The card appears in Wallet within a minute. Your real card number is never shared with the ATM, because Wallet sends a device specific number instead.

How to withdraw cash with Apple Pay, step by step

These steps follow Chase’s published instructions, and other banks work the same way.

  1. Walk up to the ATM and look for the contactless symbol. It is four curved lines, like a sideways WiFi icon.
  2. Double click the side button on your iPhone. That is the long button on the right edge.
  3. Glance at the screen so Face ID recognizes you. On older iPhones, rest your finger on the Home button for Touch ID.
  4. Swipe through your cards and tap the debit card you want to use.
  5. Hold the top of your iPhone within an inch of the contactless symbol.
  6. Wait for the ATM screen to change. Your phone buzzes and shows a checkmark.
  7. Type your debit card PIN on the ATM keypad.
  8. Choose Withdrawal and pick your amount.
  9. Take your cash. There is no card to leave behind.

Using an Apple Watch instead? Double click the side button on the watch, turn your wrist toward the symbol, and hold it there.

The PIN is still required

This is the single most common misunderstanding, so it deserves its own heading.

Face ID proves the phone belongs to you. It does not prove the account belongs to you.

Wells Fargo states plainly that cardless ATM transactions need a digital wallet and an ATM PIN. Chase lists the PIN as its own step.

If you have never set a PIN on your debit card, call your bank before you drive to the machine.

Which ATMs work

Bank Cardless ATM What to look for
Chase Yes, at eligible ATMs Contactless symbol on the machine
Wells Fargo Yes, at any Wells Fargo ATM Contactless symbol on the machine
Bank of America Yes, at cardless ATMs Contactless symbol on the machine
Credit unions and small banks Sometimes Call first, or check the app

The rule is simple. No contactless symbol on the machine means no tap, no matter which bank you use.

Why tapping is safer than inserting

Card skimmers are thin readers that criminals stick over the card slot. They copy the stripe or the chip data as your card slides past.

A tap never enters the slot, so there is nothing for a skimmer to read.

Wallet also hands the ATM a substitute card number. Even a machine that has been tampered with does not learn your real one.

Shield the keypad with your other hand anyway. The PIN is still typed the old fashioned way, and cameras still exist.

If the tap does not work

  1. Move the phone closer. An inch is the sweet spot, and further away often fails.
  2. Hold it steady for two full seconds instead of tapping and pulling away.
  3. Make sure the ATM screen is asking for a card, not sitting on an advertisement.
  4. Take the phone out of a thick case or a wallet case with metal in it.
  5. Check that the card in Wallet is a debit card, not a credit card.

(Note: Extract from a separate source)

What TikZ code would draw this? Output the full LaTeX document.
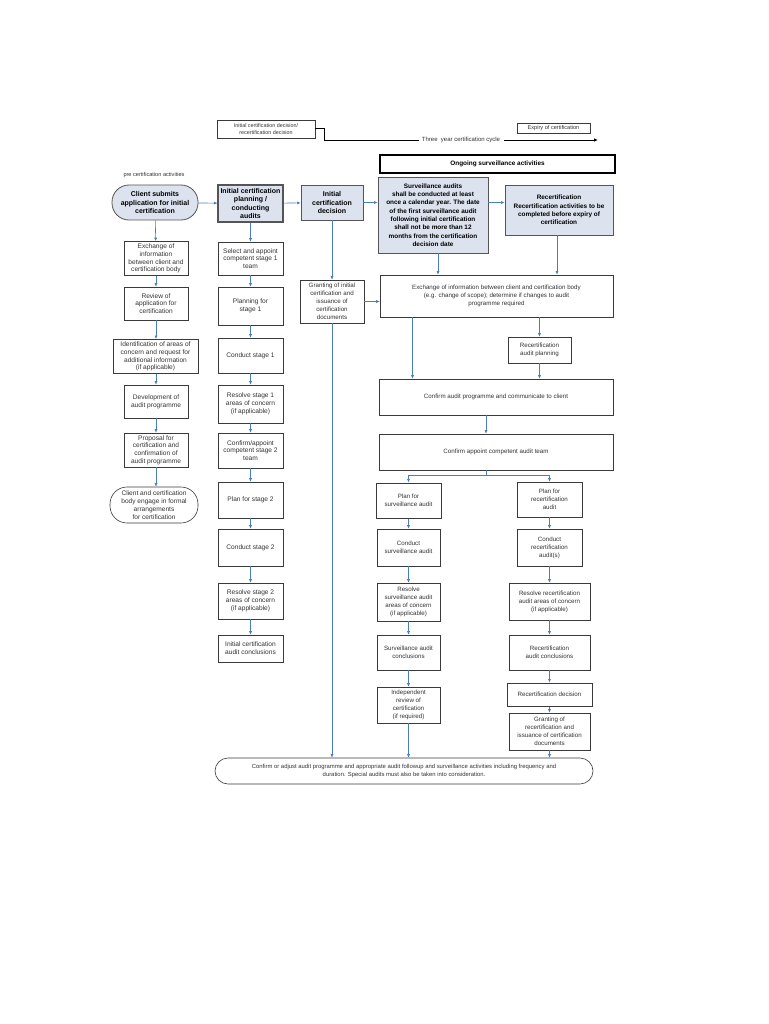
\documentclass[tikz,border=0pt]{standalone}
\usepackage{fontspec}
\setmainfont{Liberation Sans}
\usetikzlibrary{arrows.meta,calc}
\definecolor{arrc}{HTML}{4A7EBB}
\definecolor{boxc}{HTML}{3A3A3A}
\definecolor{txt}{HTML}{333333}
\definecolor{hdrfill}{HTML}{DCE3EF}
\definecolor{hdrdraw}{HTML}{555555}
\tikzset{
 box/.style={draw=boxc, line width=0.6pt, fill=white, text=txt, align=center, rectangle, inner sep=0.5pt, font=\fontsize{6.2}{8}\selectfont},
 bigf/.style={font=\fontsize{6.6}{7.8}\selectfont},
 hdr/.style={box, fill=hdrfill, draw=hdrdraw, line width=0.8pt, text=black, font=\fontsize{7}{8.5}\selectfont\bfseries},
 hdrs/.style={hdr, font=\fontsize{6.4}{8.3}\selectfont\bfseries},
 thk/.style={line width=1.1pt},
 oval/.style={box, rounded corners=13pt},
 arr/.style={draw=arrc, line width=0.6pt, -{Latex[length=3.5pt,width=3pt]}},
 ln/.style={draw=arrc, line width=0.6pt},
 blk/.style={draw=black, line width=0.6pt},
 blkarr/.style={draw=black, line width=0.8pt, -{Latex[length=4pt,width=3.5pt]}},
 lbl/.style={inner sep=0pt, text=txt},
}
\begin{document}
\begin{tikzpicture}[x=1pt,y=-1pt]
\fill[white] (0,0) rectangle (768,1024);
\useasboundingbox (0,0) rectangle (768,1024);

% ---------- top ----------
\node[box, minimum width=98pt, minimum height=18pt, font=\fontsize{5.4}{6.8}\selectfont] (dec) at (266,129) {Initial certification decision/\\recertification decision};
\node[box, minimum width=73pt, minimum height=10pt, font=\fontsize{5.6}{6.5}\selectfont] (expiry) at (553.5,128) {Expiry of certification};
\node[lbl, font=\fontsize{6}{7}\selectfont] (cycle) at (461,140) {Three~~year certification cycle};
\coordinate (c1) at (324,128);
\coordinate (c2) at (324,140);
\coordinate (cend) at (598,140);
\draw[blk] (dec.east |- c1) -- (c1) -- (c2) -- ([xshift=-3pt]cycle.west);
\draw[blkarr] ([xshift=4pt]cycle.east) -- (cend);
\node[box, thk, draw=black, text=black, minimum width=235pt, minimum height=18pt, font=\fontsize{6.4}{7.5}\selectfont\bfseries] (ongoing) at (497.5,164) {Ongoing surveillance activities};

% ---------- header row ----------
\node[lbl, font=\fontsize{5.6}{7}\selectfont] (pre) at (154,175) {pre certification activities};
\node[hdr, rounded corners=17pt, minimum width=86pt, minimum height=35pt] (client) at (155,202.5) {Client submits\\application for initial\\certification};
\node[hdr, line width=1.1pt, minimum width=65pt, minimum height=37pt] (plan) at (250.5,203.5) {Initial certification\\planning /\\conducting\\audits};
\node[hdr, minimum width=62pt, minimum height=35pt] (idec) at (332,202.5) {Initial\\certification\\decision};
\node[hdrs, minimum width=110pt, minimum height=76pt] (surv) at (433,215) {Surveillance audits\\shall be conducted at least\\once a calendar year. The date\\of the first surveillance audit\\following initial certification\\shall not be more than 12\\months from the certification\\decision date};
\node[hdrs, minimum width=108pt, minimum height=50pt] (recert) at (559,210) {Recertification\\Recertification activities to be\\completed before expiry of\\certification};

% ---------- left column ----------
\node[box, bigf, minimum width=64pt, minimum height=34pt] (lex) at (156,258.5) {Exchange of\\information\\between client and\\certification body};
\node[box, bigf, minimum width=64pt, minimum height=33pt] (lrev) at (156,303.5) {Review of\\application for\\certification};
\node[box, bigf, line width=1pt, minimum width=85pt, minimum height=34pt] (lid) at (155.5,356.5) {Identification of areas of\\concern and request for\\additional information\\(if applicable)};
\node[box, bigf, minimum width=64pt, minimum height=33pt] (ldev) at (156,401.5) {Development of\\audit programme};
\node[box, bigf, minimum width=64pt, minimum height=34pt] (lprop) at (156,450) {Proposal for\\certification and\\confirmation of\\audit programme};
\node[oval, bigf, rounded corners=17pt, minimum width=88pt, minimum height=36pt] (lend) at (154,505) {Client and certification\\body engage in formal\\arrangements\\for certification};

% ---------- middle column ----------
\node[box, bigf, minimum width=65pt, minimum height=33pt] (m1) at (250.5,258.5) {Select and appoint\\competent stage 1\\team};
\node[box, bigf, minimum width=65pt, minimum height=38pt] (m2) at (250.5,306) {Planning for\\stage 1};
\node[box, bigf, minimum width=65pt, minimum height=35pt] (m3) at (250.5,355.5) {Conduct stage 1};
\node[box, bigf, minimum width=65pt, minimum height=38pt] (m4) at (250.5,404) {Resolve stage 1\\areas of concern\\(if applicable)};
\node[box, bigf, minimum width=65pt, minimum height=35pt] (m5) at (250.5,450.5) {Confirm/appoint\\competent stage 2\\team};
\node[box, bigf, minimum width=65pt, minimum height=36pt] (m6) at (250.5,500) {Plan for stage 2};
\node[box, bigf, minimum width=65pt, minimum height=37pt] (m7) at (250.5,547.5) {Conduct stage 2};
\node[box, bigf, minimum width=65pt, minimum height=36pt] (m8) at (250.5,601) {Resolve stage 2\\areas of concern\\(if applicable)};
\node[box, bigf, minimum width=65pt, minimum height=27pt] (m9) at (250.5,648.5) {Initial certification\\audit conclusions};

% ---------- decision / exchange ----------
\node[box, minimum width=64pt, minimum height=43pt] (grant) at (332,301.5) {Granting of initial\\certification and\\issuance of\\certification\\documents};
\node[box, minimum width=233pt, minimum height=42pt] (exch) at (496.5,296) {Exchange of information between client and certification body\\(e.g. change of scope); determine if changes to audit\\programme required};
\node[box, minimum width=63pt, minimum height=26pt] (rplan) at (539.5,350) {Recertification\\audit planning};
\node[box, minimum width=234pt, minimum height=36pt] (cprog) at (496,397) {Confirm audit programme and communicate to client};
\node[box, minimum width=234pt, minimum height=36pt] (cteam) at (496,452) {Confirm appoint competent audit team};

% ---------- surveillance column ----------
\node[box, line width=1pt, minimum width=65pt, minimum height=35pt] (s1) at (408.5,500.5) {Plan for\\surveillance audit};
\node[box, minimum width=63pt, minimum height=37pt] (s2) at (408.5,547.5) {Conduct\\surveillance audit};
\node[box, minimum width=63pt, minimum height=38pt] (s3) at (408.5,602) {Resolve\\surveillance audit\\areas of concern\\(if applicable)};
\node[box, minimum width=63pt, minimum height=35pt] (s4) at (408.5,652.5) {Surveillance audit\\conclusions};
\node[box, minimum width=63pt, minimum height=36pt] (s5) at (408.5,705) {Independent\\review of\\certification\\(if required)};

% ---------- recertification column ----------
\node[box, minimum width=65pt, minimum height=35pt] (r1) at (549.5,499.5) {Plan for\\recertification\\audit};
\node[box, minimum width=65pt, minimum height=37pt] (r2) at (549.5,547.5) {Conduct\\recertification\\audit(s)};
\node[box, minimum width=81pt, minimum height=37pt] (r3) at (549.5,601.5) {Resolve recertification\\audit areas of concern\\(if applicable)};
\node[box, minimum width=81pt, minimum height=35pt] (r4) at (549.5,652.5) {Recertification\\audit conclusions};
\node[box, line width=1pt, minimum width=85pt, minimum height=23pt] (r5) at (549.5,694.5) {Recertification decision};
\node[box, minimum width=81pt, minimum height=37pt] (r6) at (549.5,731.5) {Granting of\\recertification and\\issuance of certification\\documents};

% ---------- bottom ----------
\node[oval, minimum width=378pt, minimum height=26pt, font=\fontsize{5.9}{7.8}\selectfont] (final) at (404,771) {Confirm or adjust audit programme and appropriate audit followup and surveillance activities including frequency and\\duration. Special audits must also be taken into consideration.};

% ---------- connectors ----------
\draw[arr] (client) -- (plan);
\draw[arr] (plan) -- (idec);
\draw[arr] (idec) -- (surv.west |- idec);
\draw[arr] (surv.east |- idec) -- (recert.west |- idec);
\draw[arr] (idec) -- (grant);
\draw[arr] ([xshift=5pt]surv.south) -- ([xshift=5pt]surv.south |- exch.north);
\draw[arr] ([xshift=-2pt]recert.south) -- ([xshift=-2pt]recert.south |- exch.north);
\draw[arr] (grant) -- (exch.west |- grant);
\draw[arr] (grant) -- (grant |- final.north);

\draw[arr] (client) -- (lex);
\draw[arr] (lex) -- (lrev);
\draw[arr] (lrev) -- (lid.north -| lrev);
\draw[arr] (lid.south -| ldev) -- (ldev);
\draw[arr] (ldev) -- (lprop);
\draw[arr] (lprop) -- (lend.north -| lprop);

\draw[arr] (plan) -- (m1);
\draw[arr] (m1) -- (m2);
\draw[arr] (m2) -- (m3);
\draw[arr] (m3) -- (m4);
\draw[arr] (m4) -- (m5);
\draw[arr] (m5) -- (m6);
\draw[arr] (m6) -- (m7);
\draw[arr] (m7) -- (m8);
\draw[arr] (m8) -- (m9);

\coordinate (ex1) at ([xshift=4pt]s1.north |- exch.south);
\draw[arr] (ex1) -- (ex1 |- cprog.north);
\draw[arr] (rplan.north |- exch.south) -- (rplan);
\draw[arr] (rplan) -- (rplan |- cprog.north);
\coordinate (cp1) at ([xshift=-10pt]cprog.south);
\draw[arr] (cp1) -- (cp1 |- cteam.north);
\coordinate (ct1) at ([xshift=-10pt]cteam.south);
\coordinate (br) at ($(ct1)+(0,5)$);
\draw[ln] (ct1) -- (br);
\draw[arr] (br) -| (s1.north);
\draw[arr] (br) -| (r1.north);

\draw[arr] (s1) -- (s2);
\draw[arr] (s2) -- (s3);
\draw[arr] (s3) -- (s4);
\draw[arr] (s4) -- (s5);
\draw[arr] (s5) -- (s5 |- final.north);

\draw[arr] (r1) -- (r2);
\draw[arr] (r2) -- (r3);
\draw[arr] (r3) -- (r4);
\draw[arr] (r4) -- (r5);
\draw[arr] (r5) -- (r6);
\draw[arr] (r6) -- (r6 |- final.north);
\end{tikzpicture}
\end{document}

A thick case is the usual culprit. Our guide on whether Apple Pay works through a case covers which materials block the signal, and whether Apple Pay has buyer protection covers what happens when a payment goes wrong.

If the machine rejects the card entirely, our guide on a payment method declined on Apple covers the account side.

Frequently asked questions

Can I use Apple Pay at any ATM?

No. The ATM must show the contactless symbol and your bank must support cardless withdrawals. Most large national bank ATMs qualify, and many older machines do not.

Do I still need my PIN?

Yes. Every major bank requires your debit card PIN at the keypad after you tap, even though you already unlocked the phone with Face ID.

Can I use a credit card in Wallet to get cash?

That would be a cash advance, which usually carries a fee and immediate interest. For a normal withdrawal, use the debit card tied to your checking account.

Does Apple Pay work at an ATM without internet?

The tap itself does not need your phone to be online, because the card data is stored on the device. The ATM does its own network check. We go deeper in our guide on whether Apple Pay works without internet.

What if I lose my phone?

Nobody can withdraw cash without both your face or passcode and your debit card PIN. You can also remove the card remotely by signing in to your Apple Account and turning off Apple Pay for that device.